◆ **Provided data**

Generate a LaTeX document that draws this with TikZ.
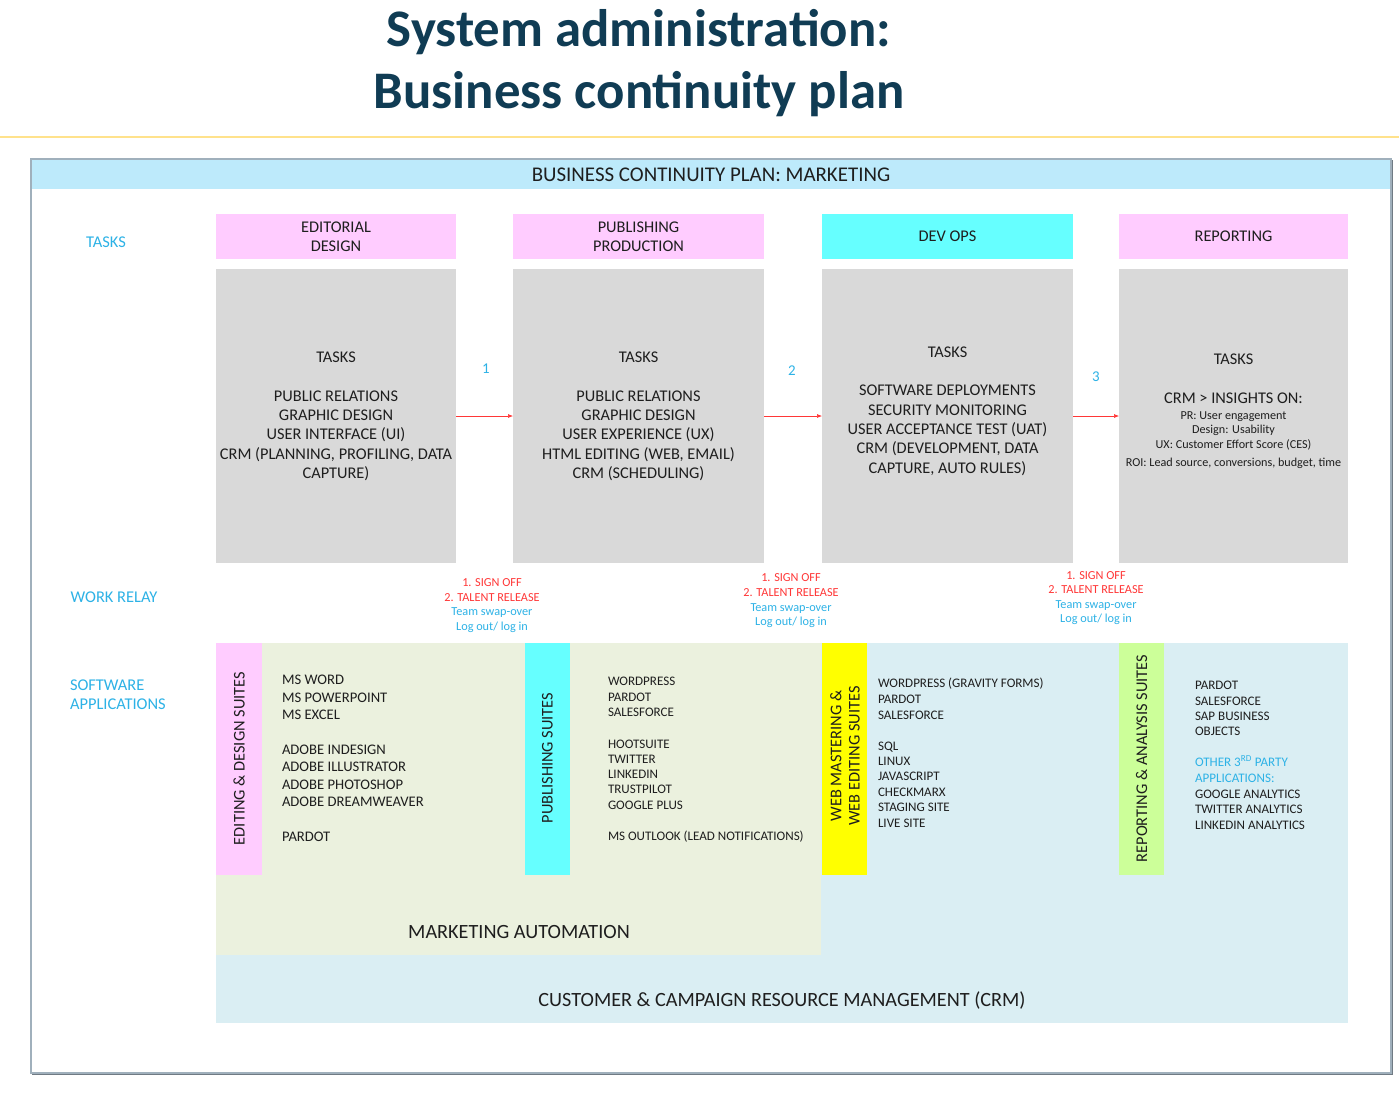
\documentclass[tikz,border=0pt]{standalone}
\usepackage{fontspec}
\setmainfont{Carlito}
\usetikzlibrary{arrows.meta}
\definecolor{titleblue}{RGB}{16,60,84}
\definecolor{rule}{RGB}{255,226,140}
\definecolor{frame}{RGB}{160,176,188}
\definecolor{hdrblue}{RGB}{189,234,251}
\definecolor{pinkbox}{RGB}{255,204,255}
\definecolor{cyanbox}{RGB}{102,255,255}
\definecolor{graybox}{RGB}{217,217,217}
\definecolor{magreen}{RGB}{235,241,222}
\definecolor{crmblue}{RGB}{218,238,243}
\definecolor{yellowbar}{RGB}{255,255,0}
\definecolor{greenbar}{RGB}{204,255,153}
\definecolor{lblblue}{RGB}{45,178,230}
\definecolor{relred}{RGB}{255,55,55}
\definecolor{txt}{RGB}{30,30,30}
\newcommand\fsz[1]{\fontsize{#1}{#1}\selectfont}
\begin{document}
\begin{tikzpicture}[x=1bp,y=-1bp,
  every node/.style={inner sep=0pt,outer sep=0pt},
  area/.style={draw=none},
  lbl/.style={text=lblblue,font=\fsz{16.5}},
  tasktxt/.style={text=txt,font=\fsz{16.4},anchor=base},
  smalltxt/.style={text=txt,font=\fsz{12.2},anchor=base},
  reltxt/.style={font=\fsz{12.3},anchor=base},
  listA/.style={text=txt,font=\fsz{14.7},anchor=base west},
  listB/.style={text=txt,font=\fsz{13.1},anchor=base west},
  flow/.style={draw=relred,line width=0.6bp,-{Latex[length=5bp,width=4bp]}},
  vlab/.style={text=txt,font=\fsz{16.4},rotate=90,align=center}
]
\useasboundingbox (0,0) rectangle (1399,1092);
\fill[white] (0,0) rectangle (1399,1092);

% title
\node[anchor=base,text=titleblue,font=\bfseries\fsz{53}] (title1) at (639,46) {System administration:};
\node[anchor=base,text=titleblue,font=\bfseries\fsz{53}] (title2) at (639,108) {Business continuity plan};
\draw[rule,line width=1.5bp] (0,137) -- (1399,137);

% frame and header band
\node[area,fill=hdrblue,minimum width=1360bp,minimum height=30bp] (band) at (711,174) {};
\node[anchor=base,text=txt,font=\fsz{21}] (bandtxt) at (711,181) {BUSINESS CONTINUITY PLAN: MARKETING};
\draw[frame,line width=1.2bp] (31,159) rectangle (1391,1073);
\draw[frame!70!black,line width=0.6bp] (32,1074.5) -- (1392.5,1074.5) -- (1392.5,160);

% row labels
\node[lbl,anchor=base] (lt) at (106,247.5) {TASKS};
\node[lbl,anchor=base] (lw) at (114,602.5) {WORK RELAY};
\node[lbl,anchor=base west] (ls1) at (70,690.5) {SOFTWARE};
\node[lbl,anchor=base west] (ls2) at (70,709.5) {APPLICATIONS};

% task headers
\node[area,fill=pinkbox,minimum width=240bp,minimum height=45bp] (h1) at (336,236.5) {};
\node[area,fill=pinkbox,minimum width=251bp,minimum height=45bp] (h2) at (638.5,236.5) {};
\node[area,fill=cyanbox,minimum width=251bp,minimum height=45bp] (h3) at (947.5,236.5) {};
\node[area,fill=pinkbox,minimum width=229bp,minimum height=45bp] (h4) at (1233.5,236.5) {};
\node[tasktxt] (h1a) at (336,232.5) {EDITORIAL};
\node[tasktxt] (h1b) at (336,251.5) {DESIGN};
\node[tasktxt] (h2a) at (638.5,232.5) {PUBLISHING};
\node[tasktxt] (h2b) at (638.5,251.5) {PRODUCTION};
\node[tasktxt] (h3a) at (947.5,241.5) {DEV OPS};
\node[tasktxt] (h4a) at (1233.5,241.5) {REPORTING};

% task boxes
\node[area,fill=graybox,minimum width=240bp,minimum height=294bp] (t1) at (336,416) {};
\node[area,fill=graybox,minimum width=251bp,minimum height=294bp] (t2) at (638.5,416) {};
\node[area,fill=graybox,minimum width=251bp,minimum height=294bp] (t3) at (947.5,416) {};
\node[area,fill=graybox,minimum width=229bp,minimum height=294bp] (t4) at (1233.5,416) {};

\foreach \yy/\txt [count=\i] in {362.5/TASKS, 401.5/PUBLIC RELATIONS, 420.5/GRAPHIC DESIGN, 439.5/USER INTERFACE (UI), 459.5/{CRM (PLANNING, PROFILING, DATA}, 478.5/CAPTURE)}
  \node[tasktxt] (ta\i) at (336,\yy) {\txt};
\foreach \yy/\txt [count=\i] in {362.5/TASKS, 401.5/PUBLIC RELATIONS, 420.5/GRAPHIC DESIGN, 439.5/USER EXPERIENCE (UX), 459.5/{HTML EDITING (WEB, EMAIL)}, 478.5/CRM (SCHEDULING)}
  \node[tasktxt] (tb\i) at (638.5,\yy) {\txt};
\foreach \yy/\txt [count=\i] in {357.5/TASKS, 395.5/SOFTWARE DEPLOYMENTS, 415.5/SECURITY MONITORING, 434.5/USER ACCEPTANCE TEST (UAT), 453.5/{CRM (DEVELOPMENT, DATA}, 473.5/{CAPTURE, AUTO RULES)}}
  \node[tasktxt] (tc\i) at (947.5,\yy) {\txt};
\node[tasktxt] (td1) at (1233.5,364.5) {TASKS};
\node[tasktxt] (td2) at (1233.5,403.5) {CRM > INSIGHTS ON:};
\foreach \yy/\txt [count=\i] in {419/PR: User engagement, 433/Design: Usability, 448/UX: Customer Effort Score (CES), 466/{ROI: Lead source, conversions, budget, time}}
  \node[smalltxt] (te\i) at (1233.5,\yy) {\txt};

% flow arrows
\draw[flow] (t1) -- (t2);
\draw[flow] (t2) -- (t3);
\draw[flow] (t3) -- (t4);
\node[lbl,anchor=base,font=\fsz{15}] (n1) at (486,373) {1};
\node[lbl,anchor=base,font=\fsz{15}] (n2) at (792,375) {2};
\node[lbl,anchor=base,font=\fsz{15}] (n3) at (1096,381) {3};

% work relay texts
\foreach \x/\ya/\yb/\yc/\yd [count=\i] in {492/586/601/615/630, 791/581/596/611/625, 1096/579/593/608/622}{
  \node[reltxt,text=relred] (ra\i) at (\x,\ya) {1. SIGN OFF};
  \node[reltxt,text=relred] (rb\i) at (\x,\yb) {2. TALENT RELEASE};
  \node[reltxt,text=lblblue] (rc\i) at (\x,\yc) {Team swap-over};
  \node[reltxt,text=lblblue] (rd\i) at (\x,\yd) {Log out/ log in};
}

% software areas
\node[area,fill=crmblue,minimum width=1132bp,minimum height=380bp] (crm) at (782,833) {};
\node[area,fill=magreen,minimum width=605bp,minimum height=312bp] (ma) at (518.5,799) {};
\node[area,fill=pinkbox,minimum width=46bp,minimum height=232bp] (b1) at (239,759) {};
\node[area,fill=cyanbox,minimum width=45bp,minimum height=232bp] (b2) at (547.5,759) {};
\node[area,fill=yellowbar,minimum width=45bp,minimum height=232bp] (b3) at (844.5,759) {};
\node[area,fill=greenbar,minimum width=45bp,minimum height=232bp] (b4) at (1141.5,759) {};
\node[vlab] (v1) at (239,758.5) {EDITING \& DESIGN SUITES};
\node[vlab] (v2) at (547.5,758) {PUBLISHING SUITES};
\node[vlab,font=\fontsize{16.4}{18.5}\selectfont] (v3) at (845,756) {WEB MASTERING \&\\WEB EDITING SUITES};
\node[vlab] (v4) at (1141.5,758.5) {REPORTING \& ANALYSIS SUITES};

\foreach \yy/\txt [count=\i] in {684.7/MS WORD, 702.7/MS POWERPOINT, 719.7/MS EXCEL, 754.7/ADOBE INDESIGN, 771.7/ADOBE ILLUSTRATOR, 789.7/ADOBE PHOTOSHOP, 806.7/ADOBE DREAMWEAVER, 841.7/PARDOT}
  \node[listA] (sa\i) at (282,\yy) {\txt};
\foreach \yy/\txt [count=\i] in {685/WORDPRESS, 701/PARDOT, 716/SALESFORCE, 748/HOOTSUITE, 763/TWITTER, 778/LINKEDIN, 793/TRUSTPILOT, 809/GOOGLE PLUS, 840/MS OUTLOOK (LEAD NOTIFICATIONS)}
  \node[listB] (sb\i) at (608,\yy) {\txt};
\foreach \yy/\txt [count=\i] in {687/WORDPRESS (GRAVITY FORMS), 703/PARDOT, 719/SALESFORCE, 750/SQL, 765/LINUX, 780/JAVASCRIPT, 796/CHECKMARX, 811/STAGING SITE, 827/LIVE SITE}
  \node[listB] (sc\i) at (878,\yy) {\txt};
\foreach \yy/\txt [count=\i] in {689/PARDOT, 705/SALESFORCE, 720/SAP BUSINESS, 735/OBJECTS, 798/GOOGLE ANALYTICS, 813/TWITTER ANALYTICS, 829/LINKEDIN ANALYTICS}
  \node[listB] (sd\i) at (1195,\yy) {\txt};
\node[listB,text=lblblue] (se1) at (1195,766) {OTHER 3\textsuperscript{RD} PARTY};
\node[listB,text=lblblue] (se2) at (1195,782) {APPLICATIONS:};

\node[anchor=base,text=txt,font=\fsz{20.3}] (matxt) at (519,938.5) {MARKETING AUTOMATION};
\node[anchor=base,text=txt,font=\fsz{20.3}] (crmtxt) at (782,1006.5) {CUSTOMER \& CAMPAIGN RESOURCE MANAGEMENT (CRM)};
\end{tikzpicture}
\end{document}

◆ **What is asked**
Write out exactly the opening lines of the data, stopping after the line that holds "(1392.5,1074.5) -- (1392.5,160);". Exclude pictures.

◆ **Answer to this task**
Generate a LaTeX document that draws this with TikZ.
\documentclass[tikz,border=0pt]{standalone}
\usepackage{fontspec}
\setmainfont{Carlito}
\usetikzlibrary{arrows.meta}
\definecolor{titleblue}{RGB}{16,60,84}
\definecolor{rule}{RGB}{255,226,140}
\definecolor{frame}{RGB}{160,176,188}
\definecolor{hdrblue}{RGB}{189,234,251}
\definecolor{pinkbox}{RGB}{255,204,255}
\definecolor{cyanbox}{RGB}{102,255,255}
\definecolor{graybox}{RGB}{217,217,217}
\definecolor{magreen}{RGB}{235,241,222}
\definecolor{crmblue}{RGB}{218,238,243}
\definecolor{yellowbar}{RGB}{255,255,0}
\definecolor{greenbar}{RGB}{204,255,153}
\definecolor{lblblue}{RGB}{45,178,230}
\definecolor{relred}{RGB}{255,55,55}
\definecolor{txt}{RGB}{30,30,30}
\newcommand\fsz[1]{\fontsize{#1}{#1}\selectfont}
\begin{document}
\begin{tikzpicture}[x=1bp,y=-1bp,
  every node/.style={inner sep=0pt,outer sep=0pt},
  area/.style={draw=none},
  lbl/.style={text=lblblue,font=\fsz{16.5}},
  tasktxt/.style={text=txt,font=\fsz{16.4},anchor=base},
  smalltxt/.style={text=txt,font=\fsz{12.2},anchor=base},
  reltxt/.style={font=\fsz{12.3},anchor=base},
  listA/.style={text=txt,font=\fsz{14.7},anchor=base west},
  listB/.style={text=txt,font=\fsz{13.1},anchor=base west},
  flow/.style={draw=relred,line width=0.6bp,-{Latex[length=5bp,width=4bp]}},
  vlab/.style={text=txt,font=\fsz{16.4},rotate=90,align=center}
]
\useasboundingbox (0,0) rectangle (1399,1092);
\fill[white] (0,0) rectangle (1399,1092);

% title
\node[anchor=base,text=titleblue,font=\bfseries\fsz{53}] (title1) at (639,46) {System administration:};
\node[anchor=base,text=titleblue,font=\bfseries\fsz{53}] (title2) at (639,108) {Business continuity plan};
\draw[rule,line width=1.5bp] (0,137) -- (1399,137);

% frame and header band
\node[area,fill=hdrblue,minimum width=1360bp,minimum height=30bp] (band) at (711,174) {};
\node[anchor=base,text=txt,font=\fsz{21}] (bandtxt) at (711,181) {BUSINESS CONTINUITY PLAN: MARKETING};
\draw[frame,line width=1.2bp] (31,159) rectangle (1391,1073);
\draw[frame!70!black,line width=0.6bp] (32,1074.5) -- (1392.5,1074.5) -- (1392.5,160);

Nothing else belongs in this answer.